While Desmond's rookie year did not provide him a sense of security, he now knows what to expect from the grind of a full major league season. Before last year, because of hand injuries, Desmond had not played more than 118 games - majors or minors - in a season since 2007. Desmond shed 10 pounds over the course of last season. He did not feel tired at the end of last season, but he believes he could have been stronger.

He applied the lesson to his offseason preparation. For six weeks this winter, starting in January, Desmond trained at the IMG Academy in Bradenton. He fielded groundballs and took batting practice from 9 to 11 each morning and lifted weights four times a week. He injected purpose into each workout.

"It was very obvious, not only to the coaching staff but also to the players that were working around him, that he was out there completely focused," said Ken Bolek, IMG's baseball academy director. "In Ian's case, from the very first day he walked in, he was serious about his time each day."

Desmond worked closely with performance specialist Blaine Bott, whom he first met in 2006, when Bott worked as a trainer for the Class A Potomac Nationals. Bott outlined a plan for Desmond to lift more weights during the year, maintenance work with the intention to keep weight on and keep him fresh.

His strength and speed were not a problem. "Biomechanically," Bott said, "he's so athletic." So Bott focused on improving Desmond's flexibility. Between weightlifting sets, Desmond would strike yoga poses meant to stretch his hamstrings and hip flexors. The enhanced flexibility should help prevent injury and make it easier for Desmond to stay down while fielding groundballs.

"I spent a lot of time stretching, trying to make sure I'm stronger from the middle out," Desmond said. "In the past, it's always been about how you look when you come to spring training. I don't care how I look. This year, I feel like I'm built for go."

Desmond also concentrated on his mind-set. He wrote down goals for this season on a sheet of paper, and he would talk about them a few times a week with a mental conditioning coach. On Tuesday, he chose not to share those goals. "I guess in October I'll let you know if I reached them or not," Desmond said. "It's personal. I want to be better than I was last year, put it that way."

Last season included ups and downs for Desmond. Advanced metrics judged him as an above-average defender because of outstanding range, but he led the major leagues with 34 errors. Players typically slash their error total more between their first and second seasons than at any other juncture, but the Nationals will be satisfied as long as Desmond maintains his other strengths.

"I really want Desmond to just go do what he does," Manager Jim Riggleman said. "I love the way he plays.
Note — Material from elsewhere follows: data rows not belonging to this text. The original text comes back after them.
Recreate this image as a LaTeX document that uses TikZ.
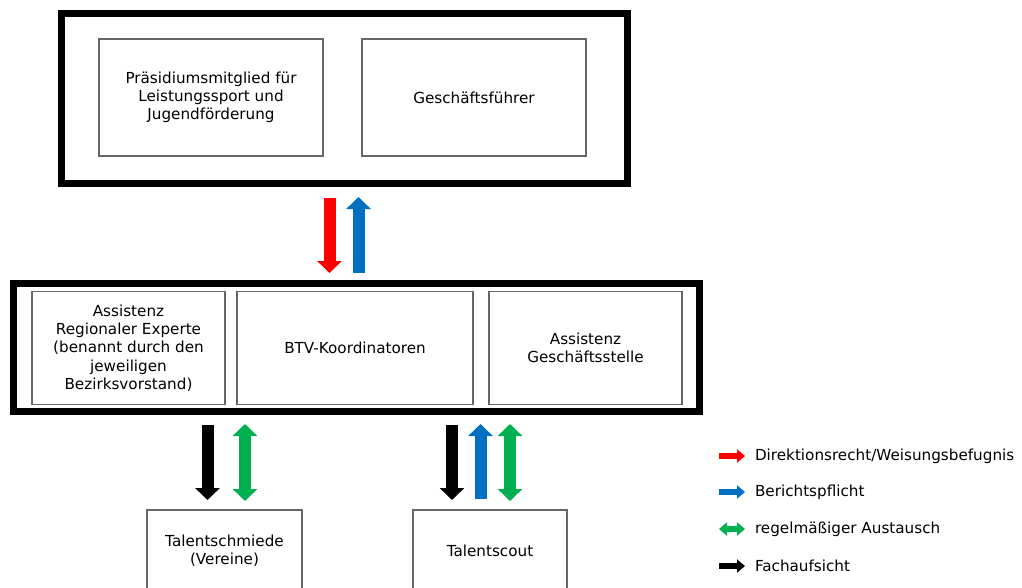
\documentclass[tikz,border=0pt]{standalone}
\usepackage{fontspec}
\setmainfont{DejaVu Sans}
\usetikzlibrary{arrows.meta}
\definecolor{arrred}{HTML}{FF0000}
\definecolor{arrblue}{HTML}{0070C0}
\definecolor{arrgreen}{HTML}{00B050}
\tikzset{
  BT/.tip={Triangle[length=12pt,width=24pt]},
  ST/.tip={Triangle[length=8pt,width=13pt]},
  outerbox/.style={draw, line width=7pt, inner sep=0pt},
  innerbox/.style={draw=black!60, line width=1.2pt, align=center, inner sep=2pt,
    font=\fontsize{15.2}{18.3}\selectfont},
  bigarrow/.style={line width=12pt},
  smallarrow/.style={line width=6pt, shorten >=10pt},
  legendtext/.style={anchor=west, inner sep=0pt, outer sep=0pt,
    font=\fontsize{15.2}{18.3}\selectfont}
}
\begin{document}
\begin{tikzpicture}[x=1pt,y=-1pt]
\clip (0,0) rectangle (1022,587);
\fill[white] (0,0) rectangle (1022,587);

% top group
\node[outerbox, minimum width=566pt, minimum height=170.5pt] (top) at (344,98.25) {};
\node[innerbox, minimum width=224pt, minimum height=117pt] (praes) at (211,97.5)
  {Präsidiumsmitglied für\\Leistungssport und\\Jugendförderung};
\node[innerbox, minimum width=224pt, minimum height=117pt] (gf) at (474,97.5)
  {Geschäftsführer};

% middle group
\node[outerbox, minimum width=685.5pt, minimum height=127.5pt] (mid) at (356.25,347.25) {};
\node[innerbox, minimum width=193pt, minimum height=113pt] (reg) at (128.5,348)
  {Assistenz\\Regionaler Experte\\(benannt durch den\\jeweiligen\\Bezirksvorstand)};
\node[innerbox, minimum width=236pt, minimum height=113pt] (btv) at (355,348)
  {BTV-Koordinatoren};
\node[innerbox, minimum width=193pt, minimum height=113pt] (gs) at (585.5,348)
  {Assistenz\\Geschäftsstelle};

% bottom boxes
\node[innerbox, minimum width=155pt, minimum height=82pt] (ts) at (224.5,551)
  {Talentschmiede\\(Vereine)};
\node[innerbox, minimum width=154pt, minimum height=82pt] (scout) at (490,551)
  {Talentscout};

% x positions of the arrows
\coordinate (xr) at (329.5,0);
\coordinate (xb) at (358.5,0);
\coordinate (xk1) at (207.5,0);
\coordinate (xg1) at (245,0);
\coordinate (xk2) at (452,0);
\coordinate (xb2) at (480.5,0);
\coordinate (xg2) at (510,0);

% top <-> middle
\draw[bigarrow, arrred, -BT, shorten <=11pt, shorten >=7pt] (top.south -| xr) -- (mid.north -| xr);
\draw[bigarrow, arrblue, -BT, shorten <=7pt, shorten >=10pt] (mid.north -| xb) -- (top.south -| xb);

% middle <-> Talentschmiede
\draw[bigarrow, black, -BT, shorten <=10.5pt, shorten >=9.4pt] (mid.south -| xk1) -- (ts.north -| xk1);
\draw[bigarrow, arrgreen, BT-BT, shorten <=9.5pt, shorten >=8.4pt] (mid.south -| xg1) -- (ts.north -| xg1);

% middle <-> Talentscout
\draw[bigarrow, black, -BT, shorten <=10.5pt, shorten >=9.4pt] (mid.south -| xk2) -- (scout.north -| xk2);
\draw[bigarrow, arrblue, -BT, shorten <=10pt, shorten >=9.5pt] (scout.north -| xb2) -- (mid.south -| xb2);
\draw[bigarrow, arrgreen, BT-BT, shorten <=9.5pt, shorten >=8.4pt] (mid.south -| xg2) -- (scout.north -| xg2);

% legend
\node[legendtext] (l1) at (755,456) {Direktionsrecht/Weisungsbefugnis};
\node[legendtext] (l2) at (755,492) {Berichtspflicht};
\node[legendtext] (l3) at (755,529) {regelmäßiger Austausch};
\node[legendtext] (l4) at (755,566) {Fachaufsicht};
\coordinate (s1) at (719,456);
\coordinate (s2) at (719,492);
\coordinate (s3) at (719,529);
\coordinate (s4) at (719,566);
\draw[smallarrow, arrred, -ST] (s1) -- (l1.west);
\draw[smallarrow, arrblue, -ST] (s2) -- (l2.west);
\draw[smallarrow, arrgreen, ST-ST] (s3) -- (l3.west);
\draw[smallarrow, black, -ST] (s4) -- (l4.west);
\end{tikzpicture}
\end{document}
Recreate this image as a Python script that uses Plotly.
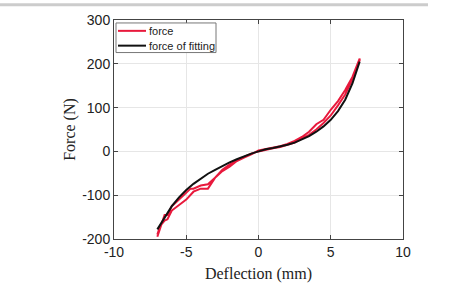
import plotly.graph_objects as go

# Measured force loop (two branches)
force_x_up = [-7, -6.8, -6.5, -6.3, -6, -5.5, -5, -4.7, -4.5, -4, -3.5, -3, -2.5, -2, -1.5, -1, -0.5, 0, 0.5, 1, 1.5, 2, 2.5, 3, 3.5, 4, 4.5, 5, 5.5, 6, 6.5, 7]
force_y_up = [-195, -175, -145, -145, -125, -110, -95, -85, -85, -78, -75, -60, -45, -35, -22, -14, -7, 2, 5, 8, 12, 17, 24, 33, 45, 62, 72, 95, 115, 140, 170, 212]
force_x_down = [7, 6.5, 6, 5.5, 5, 4.5, 4, 3.5, 3, 2.5, 2, 1.5, 1, 0.5, 0, -0.5, -1, -1.5, -2, -2.5, -3, -3.5, -4, -4.5, -5, -5.5, -6, -6.3, -6.5, -6.8, -7]
force_y_down = [208, 165, 130, 105, 82, 65, 50, 38, 28, 20, 15, 10, 7, 4, 0, -5, -12, -20, -30, -42, -60, -85, -85, -92, -110, -122, -135, -155, -158, -170, -190]

# Fitted force
fit_x = [-7, -6.5, -6, -5.5, -5, -4.5, -4, -3.5, -3, -2.5, -2, -1.5, -1, -0.5, 0, 0.5, 1, 1.5, 2, 2.5, 3, 3.5, 4, 4.5, 5, 5.5, 6, 6.5, 7]
fit_y = [-178, -150, -125, -105, -88, -74, -62, -51, -42, -33, -25, -18, -11, -5, 0, 5, 8, 11, 15, 20, 27, 35, 45, 57, 72, 92, 118, 155, 205]

x_ticks = [-10, -5, 0, 5, 10]
y_ticks = [-200, -100, 0, 100, 200, 300]

series_names = ["force", "force of fitting"]
series_colors = ["#e8193c", "#111111"]

fig = go.Figure()
fig.add_trace(go.Scatter(x=force_x_up + force_x_down, y=force_y_up + force_y_down,
                         mode="lines", name=series_names[0],
                         line=dict(color=series_colors[0], width=2)))
fig.add_trace(go.Scatter(x=fit_x, y=fit_y, mode="lines", name=series_names[1],
                         line=dict(color=series_colors[1], width=2)))

axis_common = dict(showgrid=True, gridcolor="#e6e6e6", gridwidth=1,
                   showline=True, linecolor="#444444", linewidth=1, mirror="ticks",
                   ticks="inside", ticklen=4, tickcolor="#444444",
                   zeroline=False,
                   tickfont=dict(family="Liberation Sans, Arial", size=14, color="#222222"))

fig.update_xaxes(range=[-10, 10], tickvals=x_ticks, ticktext=[str(v) for v in x_ticks],
                 title=dict(text="Deflection (mm)", standoff=9,
                            font=dict(family="Liberation Serif, Times New Roman", size=16, color="#222222")),
                 **axis_common)
fig.update_yaxes(range=[-200, 300], tickvals=y_ticks, ticktext=[str(v) for v in y_ticks],
                 title=dict(text="Force (N)", standoff=2,
                            font=dict(family="Liberation Serif, Times New Roman", size=16, color="#222222")),
                 **axis_common)

L, T, PW, PH = 114, 17, 289, 222
def px(x):
    return (x - L) / PW
def py(y):
    return (T + PH - y) / PH

fig.update_layout(
    width=474, height=295,
    margin=dict(l=L, r=474 - L - PW, t=T, b=295 - T - PH),
    paper_bgcolor="white", plot_bgcolor="white",
    showlegend=False,
)

# top grey strip of the page
fig.add_shape(type="rect", xref="paper", yref="paper",
              x0=px(0), x1=px(428), y0=py(0), y1=py(3),
              fillcolor="#cccccc", line=dict(width=0), layer="below")

# compact legend box
fig.add_shape(type="rect", xref="paper", yref="paper",
              x0=px(116), x1=px(216), y0=py(20), y1=py(50),
              fillcolor="white", line=dict(color="#777777", width=1))
for i, (name, col) in enumerate(zip(series_names, series_colors)):
    yy = 28 + 15 * i
    fig.add_shape(type="line", xref="paper", yref="paper",
                  x0=px(118), x1=px(146), y0=py(yy), y1=py(yy),
                  line=dict(color=col, width=2))
    fig.add_annotation(xref="paper", yref="paper", x=px(147), y=py(yy),
                       xanchor="left", yanchor="middle", showarrow=False, text=name,
                       font=dict(family="Liberation Sans, Arial", size=11, color="#222222"))

fig.write_html("out.html")
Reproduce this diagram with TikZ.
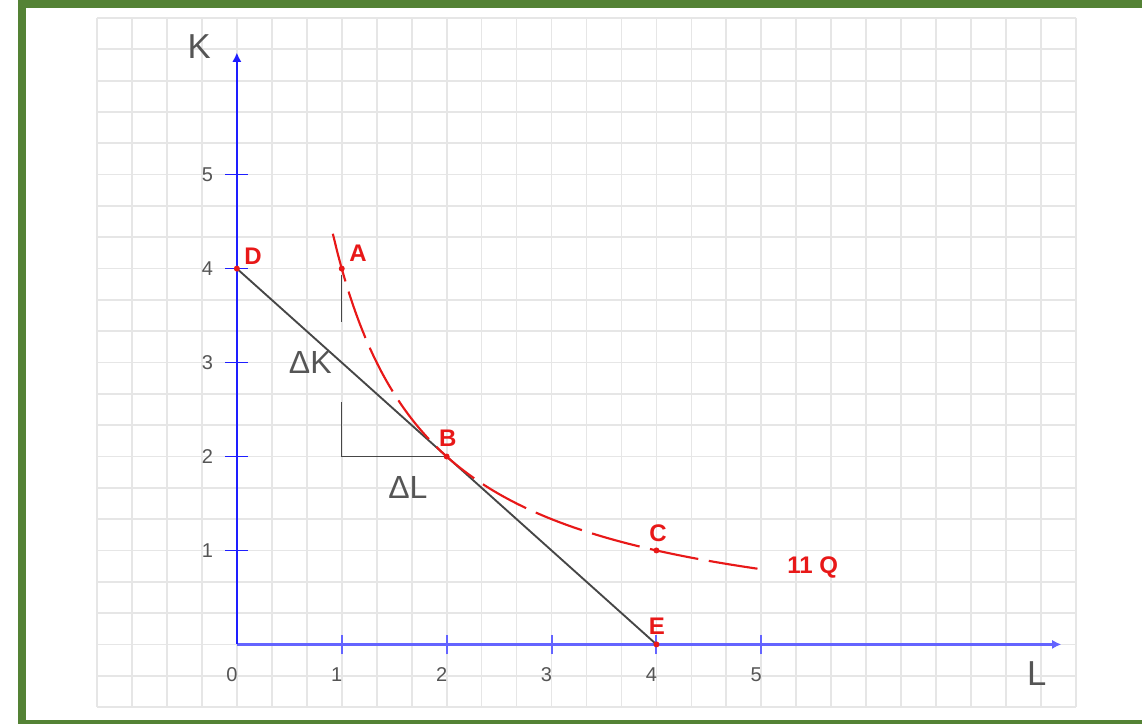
\documentclass[tikz,border=0pt]{standalone}
\usepackage{fontspec}
\setmainfont{Liberation Sans}
\usetikzlibrary{arrows.meta}
\definecolor{framec}{RGB}{84,130,53}
\definecolor{gridc}{RGB}{230,230,230}
\definecolor{yaxisc}{RGB}{30,30,255}
\definecolor{xaxisc}{RGB}{100,100,255}
\definecolor{redc}{RGB}{232,24,24}
\definecolor{txt}{RGB}{85,85,85}
\definecolor{linec}{RGB}{70,70,70}
\tikzset{
  gridline/.style={gridc, line width=1.3pt},
  tickx/.style={xaxisc, line width=1.5pt},
  ticky/.style={yaxisc, line width=1.2pt},
  numlbl/.style={txt, font=\fontsize{15}{17}\selectfont, inner sep=0pt},
  axlbl/.style={txt, font=\fontsize{26}{28}\selectfont, inner sep=0pt},
  ptlbl/.style={redc, font=\fontsize{18}{20}\selectfont\bfseries, inner sep=0pt},
  deltalbl/.style={txt, font=\fontsize{24}{26}\selectfont, inner sep=0pt},
  ptdot/.style={fill=redc, circle, inner sep=0pt, minimum size=4.5pt},
  isoq/.style={redc, line width=1.6pt, dash pattern=on 37pt off 8pt},
  budget/.style={linec, line width=1.4pt},
  tri/.style={linec, line width=1.1pt}
}
\begin{document}
\begin{tikzpicture}[x=0.75pt,y=-0.75pt]
\useasboundingbox (0,0) rectangle (1142,724);
\clip (0,0) rectangle (1142,724);
\fill[white] (0,0) rectangle (1142,724);
% grid
\foreach \i in {0,...,28} \draw[gridline] ({97+\i*34.964},18) -- ({97+\i*34.964},707);
\foreach \j in {0,...,22} \draw[gridline] (97,{18+\j*31.318}) -- (1076,{18+\j*31.318});
% frame
\draw[framec, line width=6pt] (21.5,4.3) rectangle (1170,724);
% data scope
\begin{scope}[shift={(236.86,644.4)}, x=78.67pt, y=70.46pt]
  \coordinate (O) at (0,0);
  \coordinate (Xend) at (7.86,0);
  \coordinate (Yend) at (0,6.30);
  % ticks
  \foreach \t in {1,...,5} {
    \draw[tickx] (\t,-0.105) -- (\t,0.105);
    \draw[ticky] (-0.11,\t) -- (0.11,\t);
  }
  % axes
  \draw[xaxisc, line width=2.2pt, -{Latex[length=7pt,width=7pt]}] (O) -- (Xend);
  \draw[yaxisc, line width=1.4pt, -{Latex[length=7pt,width=7pt]}] (O) -- (Yend);
  % axis numbers
  \foreach \t in {0,...,5} \node[numlbl] at ({\t-0.048},-0.325) {\t};
  \foreach \t in {1,...,5} \node[numlbl] at (-0.28,\t) {\t};
  \node[axlbl] (Klbl) at (-0.36,6.36) {K};
  \node[axlbl] (Llbl) at (7.626,-0.31) {L};
  % points
  \coordinate (D) at (0,4);
  \coordinate (A) at (1,4);
  \coordinate (B) at (2,2);
  \coordinate (C) at (4,1);
  \coordinate (E) at (4,0);
  % triangle
  \coordinate (T1) at (1,3.93);
  \coordinate (T2) at (1,3.43);
  \coordinate (T3) at (1,2.58);
  \coordinate (R) at (1,2);
  \draw[tri] (T1) -- (T2);
  \draw[tri] (T3) -- (R) -- (B);
  % budget line
  \draw[budget] (D) -- (E);
  % isoquant
  \draw[isoq] plot[domain=0.915:5, samples=80, smooth] (\x,{4/\x});
  % dots
  \foreach \p in {D,A,B,C,E} \node[ptdot] at (\p) {};
  % labels
  \node[ptlbl] (Dl) at (0.155,4.13) {D};
  \node[ptlbl] (Al) at (1.155,4.16) {A};
  \node[ptlbl] (Bl) at (2.01,2.19) {B};
  \node[ptlbl] (Cl) at (4.015,1.18) {C};
  \node[ptlbl] (El) at (4.005,0.19) {E};
  \node[ptlbl] (Ql) at (5.49,0.82) {11 Q};
  \node[deltalbl] (dK) at (0.70,3.00) {ΔK};
  \node[deltalbl] (dL) at (1.63,1.67) {ΔL};
\end{scope}
\end{tikzpicture}
\end{document}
I want him to continue to do that. I want him to play with that energy that he plays with, that fierce competitiveness that he plays with."

Desmond will try to ignore his enhanced stature, but it's hard not to notice. He remembers the days when the team tucked his locker in the corner of the Space Coast Stadium clubhouse devoted to rookies. "You never knew if your locker was going to be packed up or not," Desmond said. This spring, his locker is separated from the other end by just four players: Ivan Rodriguez, Adam LaRoche, Jayson Werth and Ryan Zimmerman.

"He definitely has a different concentration than last year," Bott said. "Now that he knows his role, that helps him prepare for this year."

Said Desmond: "Now it's time to just put it all to the test. It feels really good to come in 100 percent. It really does feel good to know there's nothing holding me back this year."